## SUPPLIED RECORDS

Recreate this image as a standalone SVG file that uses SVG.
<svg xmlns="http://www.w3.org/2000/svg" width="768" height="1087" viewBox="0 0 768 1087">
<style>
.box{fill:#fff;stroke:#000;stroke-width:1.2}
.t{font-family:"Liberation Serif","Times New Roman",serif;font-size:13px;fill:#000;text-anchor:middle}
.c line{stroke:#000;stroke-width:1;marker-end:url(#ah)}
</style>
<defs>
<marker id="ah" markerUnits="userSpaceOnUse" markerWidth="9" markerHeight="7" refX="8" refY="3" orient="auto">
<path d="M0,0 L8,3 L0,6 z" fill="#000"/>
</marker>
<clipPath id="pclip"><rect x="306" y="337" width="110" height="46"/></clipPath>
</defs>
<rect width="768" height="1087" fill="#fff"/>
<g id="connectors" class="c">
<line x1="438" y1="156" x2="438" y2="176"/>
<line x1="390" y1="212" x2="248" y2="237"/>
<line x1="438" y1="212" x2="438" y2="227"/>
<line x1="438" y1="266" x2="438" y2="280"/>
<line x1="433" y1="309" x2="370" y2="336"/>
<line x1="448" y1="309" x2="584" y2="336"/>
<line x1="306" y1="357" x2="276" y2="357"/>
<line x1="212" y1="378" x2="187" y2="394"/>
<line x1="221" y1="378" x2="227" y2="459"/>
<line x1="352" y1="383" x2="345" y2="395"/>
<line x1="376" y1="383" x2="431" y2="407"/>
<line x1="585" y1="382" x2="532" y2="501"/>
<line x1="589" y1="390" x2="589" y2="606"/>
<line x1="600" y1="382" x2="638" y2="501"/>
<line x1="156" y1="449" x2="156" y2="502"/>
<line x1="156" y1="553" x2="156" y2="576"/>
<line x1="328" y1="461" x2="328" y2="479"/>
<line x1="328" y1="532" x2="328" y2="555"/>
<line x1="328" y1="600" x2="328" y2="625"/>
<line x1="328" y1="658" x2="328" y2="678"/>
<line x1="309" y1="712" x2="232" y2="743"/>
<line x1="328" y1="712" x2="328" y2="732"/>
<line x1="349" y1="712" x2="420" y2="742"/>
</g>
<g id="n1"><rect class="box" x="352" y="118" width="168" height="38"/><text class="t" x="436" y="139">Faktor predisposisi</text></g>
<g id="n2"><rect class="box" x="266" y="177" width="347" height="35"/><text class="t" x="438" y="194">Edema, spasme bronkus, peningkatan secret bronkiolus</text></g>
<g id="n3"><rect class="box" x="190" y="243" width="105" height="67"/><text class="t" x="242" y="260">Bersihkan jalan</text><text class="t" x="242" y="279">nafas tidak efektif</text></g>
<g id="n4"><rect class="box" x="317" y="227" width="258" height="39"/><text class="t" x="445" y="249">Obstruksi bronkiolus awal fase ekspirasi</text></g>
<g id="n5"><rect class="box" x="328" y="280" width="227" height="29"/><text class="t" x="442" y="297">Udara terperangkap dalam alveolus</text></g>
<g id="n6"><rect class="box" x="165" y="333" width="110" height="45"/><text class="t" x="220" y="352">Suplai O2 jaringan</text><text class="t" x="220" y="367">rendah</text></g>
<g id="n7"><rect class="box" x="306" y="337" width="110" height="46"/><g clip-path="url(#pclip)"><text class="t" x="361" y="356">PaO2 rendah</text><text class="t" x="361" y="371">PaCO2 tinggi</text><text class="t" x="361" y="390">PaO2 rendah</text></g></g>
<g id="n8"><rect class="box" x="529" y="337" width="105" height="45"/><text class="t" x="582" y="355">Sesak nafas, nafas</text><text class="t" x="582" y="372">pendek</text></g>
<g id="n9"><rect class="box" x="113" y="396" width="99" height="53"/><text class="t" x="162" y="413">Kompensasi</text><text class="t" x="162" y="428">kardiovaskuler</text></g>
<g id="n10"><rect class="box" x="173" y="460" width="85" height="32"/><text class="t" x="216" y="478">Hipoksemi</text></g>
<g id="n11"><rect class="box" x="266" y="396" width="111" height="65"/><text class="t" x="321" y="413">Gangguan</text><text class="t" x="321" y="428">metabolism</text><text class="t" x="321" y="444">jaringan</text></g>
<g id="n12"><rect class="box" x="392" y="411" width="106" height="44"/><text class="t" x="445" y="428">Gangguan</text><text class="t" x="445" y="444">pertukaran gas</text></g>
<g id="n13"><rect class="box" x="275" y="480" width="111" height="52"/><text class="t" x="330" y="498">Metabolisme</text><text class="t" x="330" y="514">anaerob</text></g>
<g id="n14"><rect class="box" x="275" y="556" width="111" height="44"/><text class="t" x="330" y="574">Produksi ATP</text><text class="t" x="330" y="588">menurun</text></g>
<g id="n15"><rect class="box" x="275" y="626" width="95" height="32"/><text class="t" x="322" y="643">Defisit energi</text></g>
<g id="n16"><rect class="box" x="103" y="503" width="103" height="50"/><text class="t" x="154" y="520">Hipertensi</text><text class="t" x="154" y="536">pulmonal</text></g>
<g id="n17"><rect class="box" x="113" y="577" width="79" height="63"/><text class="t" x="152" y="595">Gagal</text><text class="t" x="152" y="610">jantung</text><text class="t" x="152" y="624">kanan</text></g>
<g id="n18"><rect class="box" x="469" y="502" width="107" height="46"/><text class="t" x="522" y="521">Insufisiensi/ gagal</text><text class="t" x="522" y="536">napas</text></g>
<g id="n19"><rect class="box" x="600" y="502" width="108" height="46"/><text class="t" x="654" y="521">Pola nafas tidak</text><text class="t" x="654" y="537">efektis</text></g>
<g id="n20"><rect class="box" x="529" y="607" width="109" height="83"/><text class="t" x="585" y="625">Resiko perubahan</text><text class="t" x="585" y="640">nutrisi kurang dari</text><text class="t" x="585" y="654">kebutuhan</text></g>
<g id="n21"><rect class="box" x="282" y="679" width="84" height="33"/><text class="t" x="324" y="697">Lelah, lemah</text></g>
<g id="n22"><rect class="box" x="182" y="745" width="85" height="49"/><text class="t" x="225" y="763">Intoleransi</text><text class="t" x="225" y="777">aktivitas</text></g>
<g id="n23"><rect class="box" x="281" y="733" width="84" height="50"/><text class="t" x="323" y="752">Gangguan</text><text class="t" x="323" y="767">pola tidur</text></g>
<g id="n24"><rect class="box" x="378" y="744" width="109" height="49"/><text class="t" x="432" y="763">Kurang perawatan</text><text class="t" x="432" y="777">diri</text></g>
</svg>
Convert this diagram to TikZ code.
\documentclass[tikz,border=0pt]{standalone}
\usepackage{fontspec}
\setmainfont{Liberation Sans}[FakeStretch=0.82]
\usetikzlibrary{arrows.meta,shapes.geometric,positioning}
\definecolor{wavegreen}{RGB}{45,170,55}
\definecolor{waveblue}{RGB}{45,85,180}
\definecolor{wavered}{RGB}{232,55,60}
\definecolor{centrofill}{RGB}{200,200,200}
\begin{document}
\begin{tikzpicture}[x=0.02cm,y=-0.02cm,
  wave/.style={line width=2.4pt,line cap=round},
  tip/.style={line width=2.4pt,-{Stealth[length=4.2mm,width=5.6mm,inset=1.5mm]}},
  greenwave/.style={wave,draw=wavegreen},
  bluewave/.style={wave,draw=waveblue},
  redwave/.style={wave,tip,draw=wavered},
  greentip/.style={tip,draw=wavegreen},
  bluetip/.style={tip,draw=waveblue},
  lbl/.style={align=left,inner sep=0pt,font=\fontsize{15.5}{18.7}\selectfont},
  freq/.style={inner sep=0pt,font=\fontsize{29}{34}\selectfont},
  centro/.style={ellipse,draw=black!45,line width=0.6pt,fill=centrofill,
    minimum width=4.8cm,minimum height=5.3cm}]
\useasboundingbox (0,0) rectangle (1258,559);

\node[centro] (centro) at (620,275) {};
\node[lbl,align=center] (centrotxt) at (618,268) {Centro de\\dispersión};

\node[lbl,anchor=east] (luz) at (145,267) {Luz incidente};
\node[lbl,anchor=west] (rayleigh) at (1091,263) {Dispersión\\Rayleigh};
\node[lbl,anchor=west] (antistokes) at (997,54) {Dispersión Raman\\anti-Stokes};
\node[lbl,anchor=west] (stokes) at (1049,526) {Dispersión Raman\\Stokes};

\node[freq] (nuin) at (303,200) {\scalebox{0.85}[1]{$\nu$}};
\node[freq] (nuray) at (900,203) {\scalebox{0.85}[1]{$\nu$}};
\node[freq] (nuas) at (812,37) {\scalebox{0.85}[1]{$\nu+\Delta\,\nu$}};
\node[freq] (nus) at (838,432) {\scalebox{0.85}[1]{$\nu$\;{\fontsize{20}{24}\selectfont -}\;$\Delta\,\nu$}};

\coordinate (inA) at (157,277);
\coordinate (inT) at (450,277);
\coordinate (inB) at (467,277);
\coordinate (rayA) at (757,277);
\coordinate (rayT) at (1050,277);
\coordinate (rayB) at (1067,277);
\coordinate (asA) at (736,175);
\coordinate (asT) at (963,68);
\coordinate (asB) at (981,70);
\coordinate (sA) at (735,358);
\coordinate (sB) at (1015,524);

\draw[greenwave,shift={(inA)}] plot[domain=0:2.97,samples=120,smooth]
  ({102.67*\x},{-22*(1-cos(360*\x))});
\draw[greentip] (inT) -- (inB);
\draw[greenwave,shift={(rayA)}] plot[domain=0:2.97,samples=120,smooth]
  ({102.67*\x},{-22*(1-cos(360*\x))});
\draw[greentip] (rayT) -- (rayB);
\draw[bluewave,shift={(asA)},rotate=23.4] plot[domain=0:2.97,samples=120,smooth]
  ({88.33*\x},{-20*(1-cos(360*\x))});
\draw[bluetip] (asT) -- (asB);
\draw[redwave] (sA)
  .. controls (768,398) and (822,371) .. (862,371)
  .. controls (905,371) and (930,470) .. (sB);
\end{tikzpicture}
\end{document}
...
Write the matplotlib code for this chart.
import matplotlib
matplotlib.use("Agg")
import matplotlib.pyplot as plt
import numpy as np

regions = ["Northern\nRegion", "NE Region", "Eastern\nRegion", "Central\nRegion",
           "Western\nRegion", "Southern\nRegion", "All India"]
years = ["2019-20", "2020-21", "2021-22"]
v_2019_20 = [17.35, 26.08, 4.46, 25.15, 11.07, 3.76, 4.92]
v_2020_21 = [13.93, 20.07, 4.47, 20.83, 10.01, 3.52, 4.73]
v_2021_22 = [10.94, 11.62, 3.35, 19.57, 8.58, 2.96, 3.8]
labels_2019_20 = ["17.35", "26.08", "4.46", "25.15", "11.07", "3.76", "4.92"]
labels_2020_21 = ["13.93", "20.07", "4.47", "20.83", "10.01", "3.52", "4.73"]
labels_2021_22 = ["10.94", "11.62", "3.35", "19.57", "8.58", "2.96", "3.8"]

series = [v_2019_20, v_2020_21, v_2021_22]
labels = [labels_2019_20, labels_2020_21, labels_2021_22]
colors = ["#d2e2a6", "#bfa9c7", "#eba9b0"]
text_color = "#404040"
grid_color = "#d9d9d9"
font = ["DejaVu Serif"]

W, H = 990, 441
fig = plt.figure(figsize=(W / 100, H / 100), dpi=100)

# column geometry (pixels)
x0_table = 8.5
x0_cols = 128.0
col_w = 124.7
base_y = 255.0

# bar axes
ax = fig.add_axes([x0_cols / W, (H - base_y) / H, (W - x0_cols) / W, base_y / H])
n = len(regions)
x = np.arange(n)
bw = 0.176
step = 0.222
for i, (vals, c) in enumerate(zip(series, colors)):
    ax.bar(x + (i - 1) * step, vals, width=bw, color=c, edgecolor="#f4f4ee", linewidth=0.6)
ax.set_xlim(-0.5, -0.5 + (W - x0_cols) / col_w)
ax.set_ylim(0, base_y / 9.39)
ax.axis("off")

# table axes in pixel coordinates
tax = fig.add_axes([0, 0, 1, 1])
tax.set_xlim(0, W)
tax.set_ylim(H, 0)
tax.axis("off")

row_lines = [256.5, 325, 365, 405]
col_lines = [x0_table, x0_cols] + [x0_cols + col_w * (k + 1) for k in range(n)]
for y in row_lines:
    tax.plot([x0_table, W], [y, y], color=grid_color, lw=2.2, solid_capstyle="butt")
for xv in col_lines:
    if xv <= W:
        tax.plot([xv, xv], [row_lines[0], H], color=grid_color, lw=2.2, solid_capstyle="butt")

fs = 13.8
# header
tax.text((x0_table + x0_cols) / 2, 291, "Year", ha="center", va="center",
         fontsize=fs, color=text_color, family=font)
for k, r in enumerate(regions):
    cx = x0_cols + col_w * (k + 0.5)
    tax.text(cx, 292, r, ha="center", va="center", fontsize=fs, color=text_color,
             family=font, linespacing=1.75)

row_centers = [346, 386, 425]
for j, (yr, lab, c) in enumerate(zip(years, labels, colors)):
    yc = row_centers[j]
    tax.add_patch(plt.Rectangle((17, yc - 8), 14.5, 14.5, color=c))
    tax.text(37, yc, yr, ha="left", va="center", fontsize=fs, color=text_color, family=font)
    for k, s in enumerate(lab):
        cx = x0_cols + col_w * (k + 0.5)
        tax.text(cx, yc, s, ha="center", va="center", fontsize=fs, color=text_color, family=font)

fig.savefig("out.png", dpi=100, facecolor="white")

## TASK REQUIREMENTS
Only the lines from the one holding "Write the matplotlib code for this chart." through the one holding "import numpy as np" are wanted; retype them exactly.

## WRITTEN ANSWER
Write the matplotlib code for this chart.
import matplotlib
matplotlib.use("Agg")
import matplotlib.pyplot as plt
import numpy as np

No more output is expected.